Reputation matters more than ever. Follow on-chain analysts, scrutinize the project's backers, and pay close attention to community sentiment across X, Discord, and governance forums before committing capital.

The Future of Coin Premarket

The next phase of coin premarket is being written in real time. As decentralized exchanges ship better tooling for pre-listing assets — including lightweight KYC, real-time charts, and cross-chain liquidity aggregators — the space is moving steadily from fringe to foundational. Expect more institutional desks to enter once regulatory clarity improves across major jurisdictions like the US, EU, and Asia.

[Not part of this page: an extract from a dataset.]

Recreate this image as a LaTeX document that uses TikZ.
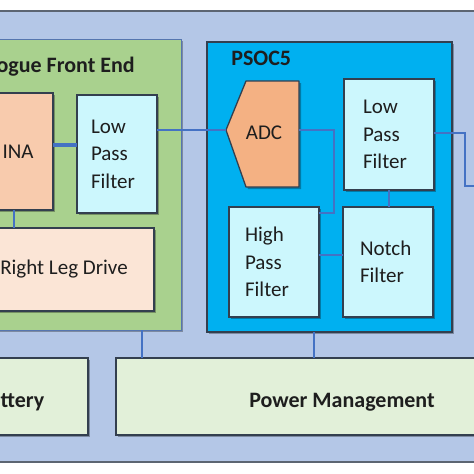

We're also likely to see tokenized pre-IPO equities and RWA shares trade in similar pre-listing environments, blurring the lines between crypto premarket and traditional private markets. The infrastructure being built today for unlisted tokens may soon power a far broader set of financial primitives, from startup equity to exotic derivatives.

Key Takeaways

  • Coin premarket is the off-exchange trading of tokens before their official listing, spanning OTC chats, launchpads, and specialized DEXs.
  • Its primary appeal is asymmetric upside, but it carries severe counterparty, liquidity, and rug-pull risk that beginners underestimate.
  • Most modern premarket volume now runs through decentralized protocols with on-chain escrow, point-based markets, and launchpad integrations.
  • Smart traders verify contracts, use reputable platforms, size conservatively, and study vesting schedules before committing any capital.
  • The infrastructure being built today could soon expand into pre-listing trading for RWAs, tokenized equities, and other real-world instruments.